Arizona HVAC Contractor Working Capital

Arizona HVAC contractors use working capital to bridge summer payroll, permit delays, material buys, and receivables on fast-turn jobs across Phoenix and Tucson.

A Phoenix rooftop package unit failing in July, a Tucson restaurant kitchen that needs a fast make-up air replacement, or a Mesa strip center with a dead tenant-improvement schedule all push Arizona HVAC shops toward working capital. The buyers we see are usually owner-operators and small-shop managers who know their crews, their material deposits, and their receivables gap better than any banker. In this market, the money is often used to bridge low- to mid-six-figure gaps across residential changeouts, light commercial retrofits, maintenance contracts, and emergency service work.

Arizona work is different

Arizona is a hot-weather market first, and the cash flow follows the weather. Long cooling seasons, heavy roof exposure, dust, and monsoon-season failures keep compressors, contactors, motors, and condensate parts moving through the truck inventory all summer. That matters in Phoenix, Scottsdale, Glendale, Tempe, Chandler, and Tucson because the job timing is rarely clean. We see crews waiting on inspectors, landlords, GCs, or utility coordination while payroll keeps turning.

The state also has a hard line on licensing and permits. Arizona law does not exempt work just because the ticket is small if a local building permit is required, and the general exemption threshold is $1,000. For HVAC contractors, that means even a modest job can turn into real compliance work once permits, inspections, and mechanical details enter the picture. That is the part of Arizona contracting many owners already know from experience: the paperwork can move slower than the heat load.

How the money actually works

For Arizona HVAC contractors, working capital is usually structured as a short-term business loan or a revolving line, not a lease. A lease makes sense when the asset itself is the point of the deal. Working capital is for the operating cycle: payroll on Friday, supply-house deposits on Monday, crane time on Tuesday, refrigerant, sheet metal, emergency truck repairs, and the receivable gap while a GC or property manager pays net-30 or net-45.

The structure depends on the shop. Contractors with repeat maintenance agreements and steadier commercial billing often fit a line of credit because they can draw, repay, and draw again as Arizona service calls come in. Shops that live on project bursts usually use a term loan so they can fund a run of summer installs or a cluster of rooftop replacements and then pay the balance down as the invoices clear. If the lender is underwriting it like an SBA-style working capital loan, expect the rate, term, and payment to be tied to time in business, credit, bank activity, and cash flow rather than to a hard asset.

In practical terms, Arizona operators use these funds to buy time without slowing the field.
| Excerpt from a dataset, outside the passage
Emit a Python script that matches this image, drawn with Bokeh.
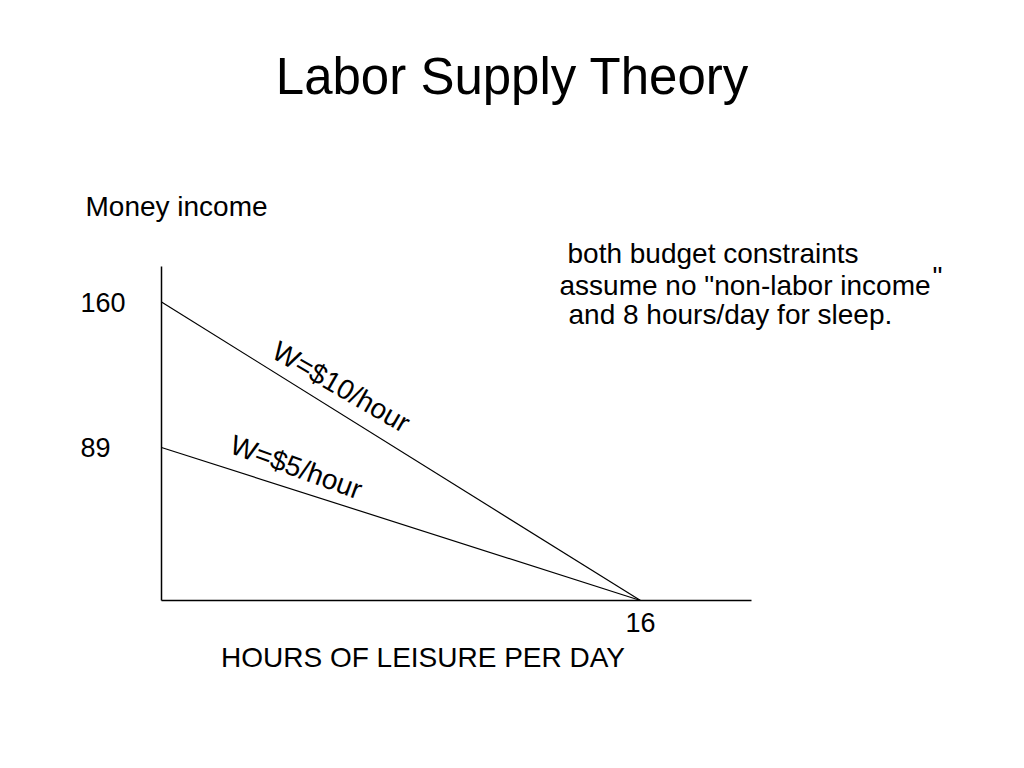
import math
from bokeh.plotting import figure
from bokeh.models import Range1d, FixedTicker, LinearAxis
from bokeh.core.properties import value
from bokeh.embed import file_html
from bokeh.resources import INLINE

# ---- data ----
wage_labels = ["W=$10/hour", "W=$5/hour"]
income_at_zero_leisure = [160, 82]   # where each budget line meets the income axis (as drawn)
max_leisure_hours = 16               # both lines meet the leisure axis here
y_tick_values = [160, 82]
y_tick_labels = ["160", "89"]
x_tick_values = [16]
x_tick_labels = ["16"]
x_axis_end = 19.71
y_axis_end = 179

FONT = "Liberation Sans"

p = figure(width=1008, height=752, output_backend="svg", toolbar_location=None,
           x_range=Range1d(-5.378, 27.624), y_range=Range1d(-53.60, 321.61),
           y_axis_location=None,
           min_border_left=0, min_border_right=20, min_border_top=0, min_border_bottom=52)
p.outline_line_color = None
p.xgrid.visible = False
p.ygrid.visible = False
p.background_fill_color = "white"
p.border_fill_color = "white"

yaxis = LinearAxis()
p.add_layout(yaxis, "right")

for ax in (p.xaxis[0], yaxis):
    ax.axis_line_color = "black"
    ax.axis_line_width = 1.5
    ax.major_tick_line_color = None
    ax.minor_tick_line_color = None
    ax.major_tick_in = 0
    ax.major_tick_out = 0
    ax.major_label_text_font = FONT
    ax.major_label_text_font_size = "27px"
    ax.major_label_text_color = "black"
    ax.fixed_location = 0

yaxis.bounds = (0, y_axis_end)
yaxis.ticker = FixedTicker(ticks=y_tick_values)
yaxis.major_label_overrides = {v: s for v, s in zip(y_tick_values, y_tick_labels)}
yaxis.major_label_standoff = -81
p.xaxis[0].bounds = (0, x_axis_end)
p.xaxis[0].ticker = FixedTicker(ticks=x_tick_values)
p.xaxis[0].major_label_overrides = {v: s for v, s in zip(x_tick_values, x_tick_labels)}
p.xaxis[0].major_label_standoff = 12

# budget lines
for inc in income_at_zero_leisure:
    p.line([0, max_leisure_hours], [inc, 0], line_color="black", line_width=1.2)

# rotated line labels
label_pos = [(6.0, 114.5, -30), (4.5, 71.5, -20)]
for txt, (x, y, ang) in zip(wage_labels, label_pos):
    p.text(x=[x], y=[y], text=[txt], angle=math.radians(ang), text_align="center",
           text_baseline="middle", text_font=value(FONT), text_font_size="28px",
           text_color="black")

def lab(x, y, text, align="left", size="28px"):
    p.text(x=[x], y=[y], text=[text], text_align=align, text_baseline="alphabetic",
           text_font=value(FONT), text_font_size=size, text_color="black")

lab(11.724, 280.87, "Labor Supply Theory", align="center", size="51px")
lab(-2.539, 210.96, "Money income")
lab(8.735, -30.39, "HOURS OF LEISURE PER DAY", align="center")
lab(13.562, 186.05, "both budget constraints")
lab(13.294, 169.06, 'assume no "non-labor income')
lab(25.754, 173.5, '"')
lab(13.595, 153.35, "and 8 hours/day for sleep.")

open("out.html", "w").write(file_html(p, INLINE))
We see the money go to labor coverage during peak season, deposits on equipment that has long lead times, materials for tenant-improvement jobs, vendor prepayment to keep supply houses shipping, and the occasional cash crunch when a large commercial draw gets held up by inspection or paperwork.

What lenders look for

Most Arizona applicants do better when they come in looking like an operating company, not a hope-and-pray request. For SBA-style working capital underwriting, lenders commonly want about 24 months in business, a 640+ FICO, 2-6 months of bank statements, and a 1.25x debt-service coverage profile. They also watch whether monthly debt service stays around 40-45% of gross monthly revenue. That is not an Arizona-only rule, but it is the kind of lens most small-business lenders use when they decide whether the company can carry another payment through a hot season.

For an Arizona HVAC applicant, the paperwork should be ready before the conversation starts. Pull the ROC license information, entity formation docs, business and personal tax returns, recent bank statements, current profit and loss and balance sheet, A/R and A/P aging, insurance certificates, and recent job-cost reports. If you have permit records or final inspection paperwork from Phoenix, Tucson, or another local jurisdiction, include those too. It helps show that the work is real, the crews are paid, and the collections cycle is under control.

The cleanest files usually belong to contractors who can explain where the cash is going and when it comes back. In Arizona, that usually means a shop that knows how to move through summer demand, keep the trucks running, and finish jobs without letting receivables stall the rest of the schedule.

By state

Frequently asked questions

Can Arizona HVAC contractors use working capital for summer payroll and materials?

Yes. That is one of the most common uses in Arizona, especially when crews are booked on rooftop changeouts, tenant improvements, or emergency service calls and the invoice trail lags the labor and material spend.

Does Arizona permit-driven HVAC work change the financing approach?

It does. If a job needs a local building permit, Arizona's small-job exemption is not the right frame, and lenders will usually want to see licensing, permit history, and clean job-cost records before they fund.

How is working capital different from equipment financing for an Arizona shop?

Working capital keeps the operation moving. Equipment financing is tied to a specific asset like a truck, condenser, or rooftop unit. If you need cash for payroll, deposits, or receivables, working capital is the better fit.